2

Say I have a large dataset on the populations of multiple preschools, and I want to calculate some summary data on things like mean ages within each school. The data frame is structured such that each school has a male and female population for each age from 3-5. Here's an example data set:

library(dplyr)
school <- c("Alpha", "Alpha", "Alpha", "Alpha", "Alpha", "Alpha", "Beta", "Beta", "Beta", "Beta", "Beta", "Beta")
age <- c(3, 3, 4, 4, 5, 5, 3, 3, 4, 4, 5, 5)
gender <- c("M", "F", "M", "F", "M", "F", "M", "F", "M", "F", "M", "F") 
df <- data.frame(school, age, gender, pop, stringsAsFactors = TRUE)
test_df <- data.frame(School = school,
           Age = age,
           Gender = gender,
           Population = as.integer(rnorm(n = 12, mean = 30, sd = 5)))

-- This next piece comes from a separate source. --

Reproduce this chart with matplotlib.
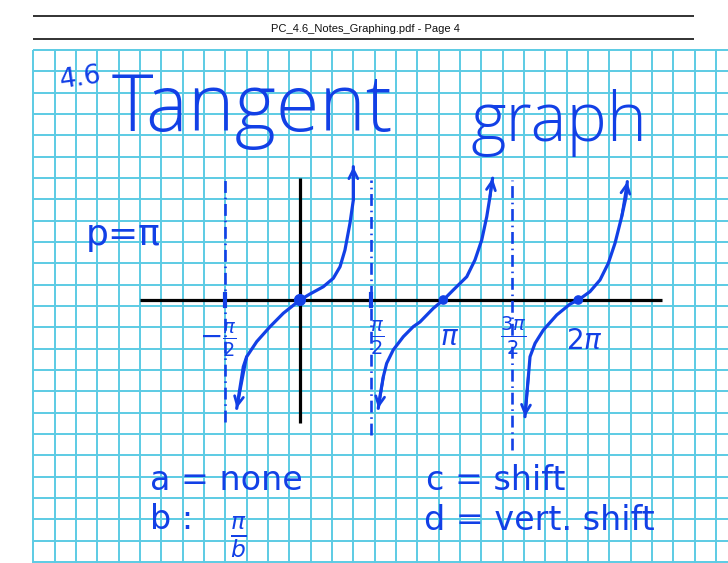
import matplotlib
matplotlib.use("Agg")
import matplotlib.pyplot as plt

# ---------------- data (x in units of pi, y in grid squares) ----------------
tick_values = [-0.5, 0.5, 1.0, 1.5, 2.0]
tick_labels = [r"$-\frac{\pi}{2}$", r"$\frac{\pi}{2}$", r"$\pi$", r"$\frac{3\pi}{2}$", r"$2\pi$"]

asymptote_x = [-0.536, 0.507, 1.514]
asymptote_top = [5.67, 5.63, 5.63]
asymptote_bottom = [-5.72, -6.33, -7.03]

zeros_x = [0.0, 1.024, 1.988]
zeros_y = [0.0, 0.0, 0.0]

branch1_x = [-0.452, -0.405, -0.381, -0.309, -0.214, -0.119, 0.0, 0.071, 0.166,
             0.238, 0.286, 0.321, 0.357, 0.381, 0.381, 0.381]
branch1_y = [-5.08, -3.13, -2.66, -1.95, -1.25, -0.62, 0.0, 0.28, 0.62,
             1.02, 1.56, 2.34, 3.60, 4.69, 5.63, 6.25]

branch2_x = [0.559, 0.571, 0.595, 0.619, 0.666, 0.738, 0.809, 0.857, 0.952,
             1.024, 1.095, 1.191, 1.250, 1.298, 1.334, 1.357, 1.369, 1.376]
branch2_y = [-5.08, -4.53, -3.60, -2.97, -2.34, -1.72, -1.25, -1.03, -0.39,
             0.0, 0.47, 1.09, 1.88, 2.81, 3.91, 4.84, 5.47, 5.71]

branch3_x = [1.607, 1.619, 1.631, 1.643, 1.679, 1.738, 1.834, 1.929, 1.988,
             2.071, 2.143, 2.202, 2.250, 2.298, 2.329, 2.338]
branch3_y = [-5.47, -4.53, -3.60, -2.66, -2.03, -1.41, -0.70, -0.19, 0.0,
             0.39, 0.94, 1.72, 2.66, 3.91, 4.84, 5.55]

x_axis_range = [-1.143, 2.586]
y_axis_range = [-5.77, 5.72]

header_text = "PC_4.6_Notes_Graphing.pdf - Page 4"
notes_left = ["a = none", "b :"]
notes_right = ["c = shift", "d = vert. shift"]

# ---------------- styles ----------------
INK = "#1240e6"
GRID = "#5ccbe4"
W, H = 728, 563

fig = plt.figure(figsize=(W / 100, H / 100), dpi=100)
fig.patch.set_facecolor("white")

# background "paper" axes in pixel units
bg = fig.add_axes([0, 0, 1, 1])
bg.set_xlim(0, W)
bg.set_ylim(H, 0)
bg.axis("off")

# header
bg.hlines([16, 38.7], 33, 694, color="#222222", lw=1.3)
bg.text(365, 29.5, header_text, ha="center", va="center", fontsize=8,
        family=["Liberation Sans", "DejaVu Sans"], color="#111111")

# grid paper
gx0, gy0, cell = 33.3, 50.0, 21.33
xs = [gx0 + k * cell for k in range(int((W - gx0) / cell) + 1)]
ys = [gy0 + k * cell for k in range(int((H - gy0) / cell) + 1)]
bg.vlines(xs, gy0, H, color=GRID, lw=1.4)
bg.hlines(ys, gx0, W, color=GRID, lw=1.4)

title_font = dict(color=INK, family=["Open Sans", "DejaVu Sans"], fontweight="light")
hand = dict(color=INK, family=["DejaVu Sans"], fontweight="normal")

# title & notes (handwritten text)
bg.text(58, 88, "4.6", fontsize=19, rotation=8, va="baseline", **hand)
bg.text(112, 131, "Tangent", fontsize=57, va="baseline", **title_font)
bg.text(471, 141, "graph", fontsize=49, va="baseline", **title_font)
bg.text(86, 245, "p=\u03c0", fontsize=26, va="baseline", **hand)

bg.text(150, 490, notes_left[0], fontsize=24, va="baseline", **hand)
bg.text(150, 529, notes_left[1], fontsize=24, va="baseline", **hand)
bg.text(238, 537, r"$\frac{\pi}{b}$", fontsize=24, ha="center", va="center", color=INK)
bg.text(426, 490, notes_right[0], fontsize=24, va="baseline", **hand)
bg.text(424, 530, notes_right[1], fontsize=24, va="baseline", **hand)

# ---------------- graph axes (x in pi units, y in grid squares) ----------------
ax = fig.add_axes([0, 0, 1, 1])
ax.set_xlim(-300 / 140, (W - 300) / 140)
ax.set_ylim((300 - H) / cell, 300 / cell)
ax.axis("off")
ax.patch.set_alpha(0)

# coordinate axes
ax.plot(x_axis_range, [0, 0], color="black", lw=2.3, solid_capstyle="butt")
ax.plot([0, 0], y_axis_range, color="black", lw=2.3, solid_capstyle="butt")

# asymptotes
for xa, yt, yb in zip(asymptote_x, asymptote_top, asymptote_bottom):
    ax.plot([xa, xa], [yb, yt], color=INK, lw=1.9, linestyle=(0, (4.5, 1.8, 0.6, 1.8)))
# small tick marks on the axis at +-pi/2
for xa in asymptote_x[:2]:
    ax.plot([xa, xa], [-0.3, 0.3], color=INK, lw=3.0)

# branches with arrows
for bx, by in [(branch1_x, branch1_y), (branch2_x, branch2_y), (branch3_x, branch3_y)]:
    ax.plot(bx, by, color=INK, lw=2.3, solid_capstyle="round", solid_joinstyle="round")
    arrow = dict(arrowstyle="->", color=INK, lw=2.0, mutation_scale=16,
                 shrinkA=0, shrinkB=0)
    ax.annotate("", xy=(bx[-1], by[-1]), xytext=(bx[-3], by[-3]), arrowprops=arrow)
    ax.annotate("", xy=(bx[0], by[0]), xytext=(bx[2], by[2]), arrowprops=arrow)

# zero crossings
ax.scatter(zeros_x, zeros_y, s=[60, 35, 35], color=INK, zorder=5)

# tick labels written under the axis
label_dx = [-0.09, 0.05, 0.07, 0.02, 0.03]
label_y = [-1.85, -1.75, -1.75, -1.7, -1.9]
for v, lab, dx, ly in zip(tick_values, tick_labels, label_dx, label_y):
    ax.text(v + dx, ly, lab, fontsize=20, ha="center", va="center", color=INK)

fig.savefig("out.png", dpi=100, facecolor="white")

I've gotten as far as totaling the M and F populations for each age value with the group_by() and summarise() functions,

test_df2 <- test_df %>% group_by(School, Age) %>% summarise(Population = sum(Population))

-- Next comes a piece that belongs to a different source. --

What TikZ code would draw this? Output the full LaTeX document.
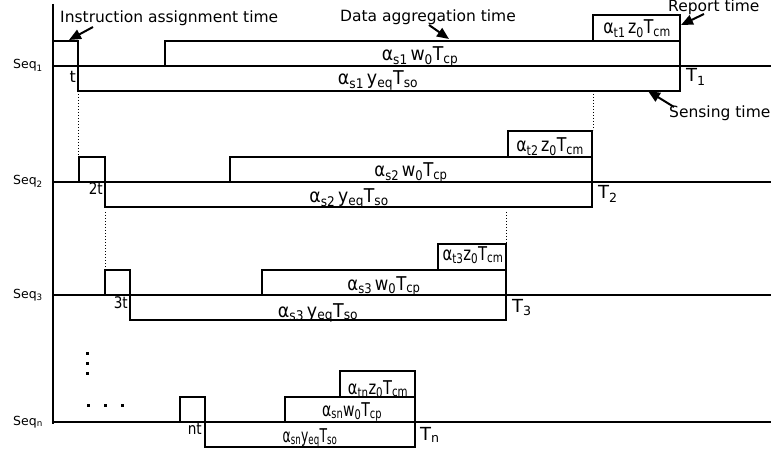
\documentclass[tikz,border=0pt]{standalone}
\usepackage{fontspec}
\setmainfont{DejaVu Sans}
\usetikzlibrary{arrows.meta}
\newcommand\sbx[1]{\textsubscript{#1}}
\newcommand\squeeze[2]{\scalebox{#1}[1]{#2}}
\begin{document}
\begin{tikzpicture}[x=1pt,y=-1pt,
  wire/.style={line width=2.9pt, line join=miter},
  baseline/.style={line width=2.6pt},
  guide/.style={dotted, line width=1pt},
  note/.style={font=\fontsize{15.5}{18}\selectfont, inner sep=0pt},
  ptr/.style={-{Triangle[length=12pt,width=10pt]}, line width=2pt},
  lbl/.style={font=\fontsize{19}{22}\selectfont, inner sep=0pt, anchor=base},
  seqlbl/.style={font=\fontsize{12.5}{15}\selectfont, inner sep=0pt, anchor=base east},
  tend/.style={font=\fontsize{18}{20}\selectfont, inner sep=0pt, anchor=base west},
  tick/.style={font=\fontsize{16}{18}\selectfont, inner sep=0pt, anchor=base east},
  dotmark/.style={fill=black, draw=none},
]
\useasboundingbox (0,0) rectangle (771,457);

% time axis
\draw[wire] (53,4) -- (53,424);

% one timeline per sequence:
% instruction box a..b, data box d..e, report box r..e, baseline at y
\foreach \a/\b/\d/\r/\e/\y in {53/78/165/593/680/66, 79/105/230/508/592/182,
                               105/130/262/438/506/295, 180/205/285/340/415/422}{
  \draw[baseline] (53,\y) -- (771,\y);
  \draw[wire] (\d,\y) -- (\d,\y-25) -- (\e,\y-25);
  \draw[wire] (\r,\y-25) -- (\r,\y-51) -- (\e,\y-51) -- (\e,\y+25)
              -- (\b,\y+25) -- (\b,\y-25) -- (\a,\y-25) -- (\a,\y);
}

% sequence names
\node[seqlbl] (s1) at (43,69)  {Seq\sbx{1}};
\node[seqlbl] (s2) at (43,185) {Seq\sbx{2}};
\node[seqlbl] (s3) at (43,298) {Seq\sbx{3}};
\node[seqlbl] (sn) at (43,425) {Seq\sbx{n}};

% instruction offsets
\node[tick] (t1) at (76,83)  {t};
\node[tick] (t2) at (103,195) {\squeeze{0.85}{2t}};
\node[tick] (t3) at (128,308) {\squeeze{0.85}{3t}};
\node[tick] (tn) at (202,434) {\squeeze{0.85}{nt}};

% end times
\node[tend] (e1) at (686,82)  {T\sbx{1}};
\node[tend] (e2) at (598,199) {T\sbx{2}};
\node[tend] (e3) at (512,312) {T\sbx{3}};
\node[tend] (en) at (420,440) {T\sbx{n}};

% sequence 1 intervals
\node[lbl] (r1) at (637,34) {\squeeze{0.83}{α\sbx{t1}\,z\sbx{0}T\sbx{cm}}};
\node[lbl] (d1) at (420,61) {\squeeze{0.91}{α\sbx{s1}\,w\sbx{0}T\sbx{cp}}};
\node[lbl] (g1) at (378,85) {\squeeze{0.92}{α\sbx{s1}\,y\sbx{eq}T\sbx{so}}};
% sequence 2 intervals
\node[lbl] (r2) at (550,152) {\squeeze{0.83}{α\sbx{t2}\,z\sbx{0}T\sbx{cm}}};
\node[lbl] (d2) at (411,177) {\squeeze{0.87}{α\sbx{s2}\,w\sbx{0}T\sbx{cp}}};
\node[lbl] (g2) at (349,203) {\squeeze{0.91}{α\sbx{s2}\,y\sbx{eq}T\sbx{so}}};
% sequence 3 intervals
\node[lbl] (r3) at (473,260) {\squeeze{0.78}{α\sbx{t3}z\sbx{0}T\sbx{cm}}};
\node[lbl] (d3) at (384,290) {\squeeze{0.87}{α\sbx{s3}\,w\sbx{0}T\sbx{cp}}};
\node[lbl] (g3) at (318,317) {\squeeze{0.92}{α\sbx{s3}\,y\sbx{eq}T\sbx{so}}};
% sequence n intervals
\node[lbl] (rn) at (378,394) {\squeeze{0.77}{α\sbx{tn}z\sbx{0}T\sbx{cm}}};
\node[lbl] (dn) at (352,416) {\squeeze{0.74}{α\sbx{sn}w\sbx{0}T\sbx{cp}}};
\node[lbl] (gn) at (310,442) {\squeeze{0.65}{α\sbx{sn}y\sbx{eq}T\sbx{so}}};

% alignment guides between consecutive sequences
\coordinate (u1) at (78,94);   \coordinate (v1) at (78,155);
\coordinate (u2) at (593,94);  \coordinate (v2) at (593,130);
\coordinate (u3) at (105,212); \coordinate (v3) at (105,267);
\coordinate (u4) at (506,212); \coordinate (v4) at (506,243);
\draw[guide] (u1) -- (v1);
\draw[guide] (u2) -- (v2);
\draw[guide] (u3) -- (v3);
\draw[guide] (u4) -- (v4);

% elided sequences
\fill[dotmark] (86,352) rectangle (88.5,354.5);
\fill[dotmark] (86,362) rectangle (88.5,364.5);
\fill[dotmark] (86,372) rectangle (88.5,374.5);
\fill[dotmark] (87,404) rectangle (90,407);
\fill[dotmark] (104,404) rectangle (107,407);
\fill[dotmark] (121,404) rectangle (124,407);

% phase captions with pointers
\node[note, anchor=base west] (ia) at (60,23)  {Instruction assignment time};
\node[note, anchor=base west] (da) at (340,22) {Data aggregation time};
\node[note, anchor=base west] (rt) at (668,12)  {Report time};
\node[note, anchor=base west] (st) at (669,118) {Sensing time};

\coordinate (iaT) at (93,27);  \coordinate (iaH) at (69,40);
\coordinate (daT) at (429,25); \coordinate (daH) at (449,39);
\coordinate (rtT) at (704,14); \coordinate (rtH) at (681,25);
\coordinate (stT) at (674,107); \coordinate (stH) at (648,91);
\draw[ptr] (iaT) -- (iaH);
\draw[ptr] (daT) -- (daH);
\draw[ptr] (rtT) -- (rtH);
\draw[ptr] (stT) -- (stH);
\end{tikzpicture}
\end{document}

Note: I get a warning message here:

summarise() ungrouping output (override with .groups argument)

but the resulting table is what I wanted, so not sure if this is important.

But then I can't seem to get from here to calculating the mean age for each school. I tried

test_df2 %>% group_by(School) %>% summarise(Mean_Age = (Age*Population/sum(Population)))

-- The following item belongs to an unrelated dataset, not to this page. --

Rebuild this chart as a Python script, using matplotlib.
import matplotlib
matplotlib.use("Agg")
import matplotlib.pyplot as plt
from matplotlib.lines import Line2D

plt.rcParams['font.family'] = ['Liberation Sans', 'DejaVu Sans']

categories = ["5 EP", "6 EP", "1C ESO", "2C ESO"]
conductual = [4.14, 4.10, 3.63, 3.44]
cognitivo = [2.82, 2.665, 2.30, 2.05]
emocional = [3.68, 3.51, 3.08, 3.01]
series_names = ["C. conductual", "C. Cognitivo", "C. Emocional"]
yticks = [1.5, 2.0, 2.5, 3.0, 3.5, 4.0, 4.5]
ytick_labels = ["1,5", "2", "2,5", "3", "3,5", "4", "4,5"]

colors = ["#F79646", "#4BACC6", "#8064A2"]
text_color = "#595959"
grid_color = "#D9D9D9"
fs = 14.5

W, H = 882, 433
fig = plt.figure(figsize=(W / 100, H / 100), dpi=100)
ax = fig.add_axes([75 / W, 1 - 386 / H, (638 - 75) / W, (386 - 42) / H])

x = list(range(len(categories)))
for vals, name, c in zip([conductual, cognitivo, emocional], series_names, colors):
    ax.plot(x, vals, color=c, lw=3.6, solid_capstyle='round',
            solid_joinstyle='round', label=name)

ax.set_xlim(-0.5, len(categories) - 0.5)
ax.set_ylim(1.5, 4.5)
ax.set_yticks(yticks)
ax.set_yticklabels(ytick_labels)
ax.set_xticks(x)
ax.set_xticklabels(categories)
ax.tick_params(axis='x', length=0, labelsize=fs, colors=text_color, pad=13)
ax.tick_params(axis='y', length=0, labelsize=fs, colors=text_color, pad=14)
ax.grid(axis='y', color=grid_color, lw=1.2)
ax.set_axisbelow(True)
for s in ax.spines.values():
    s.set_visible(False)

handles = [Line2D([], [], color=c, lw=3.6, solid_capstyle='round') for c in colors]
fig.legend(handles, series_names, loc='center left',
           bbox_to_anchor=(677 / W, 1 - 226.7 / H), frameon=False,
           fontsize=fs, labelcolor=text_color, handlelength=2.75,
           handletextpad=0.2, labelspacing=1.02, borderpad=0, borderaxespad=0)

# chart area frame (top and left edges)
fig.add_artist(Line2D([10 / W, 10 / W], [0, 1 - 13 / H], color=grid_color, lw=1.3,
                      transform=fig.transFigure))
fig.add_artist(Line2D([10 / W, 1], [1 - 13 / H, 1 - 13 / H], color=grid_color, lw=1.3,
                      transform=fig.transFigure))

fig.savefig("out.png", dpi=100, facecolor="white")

But the result isn't what I expected- it's applying the mean calculation to each age-population, and not for the entire School. I'm trying to make a table with one mean age for each school.

Sorry if I'm missing something really basic- I'm still new to r. Thanks for your help!

lschoen
  • 75
  • 5

1 Answers1

2

I think what you are looking for is weighted mean, R has default function for it.

library(dplyr)
test_df2 %>% 
  group_by(School) %>% 
  summarise(Mean_Age = weighted.mean(Age, Population))

#  School Mean_Age
#  <chr>     <dbl>
#1 Alpha      3.97
#2 Beta       4.08

Without the function the formula is sum of Age * Population divide by sum of Population.

test_df2 %>% 
  group_by(School) %>% 
  summarise(Mean_Age = sum(Age * Population)/sum(Population))
Ronak Shah
  • 377,200
  • 20
  • 156
  • 213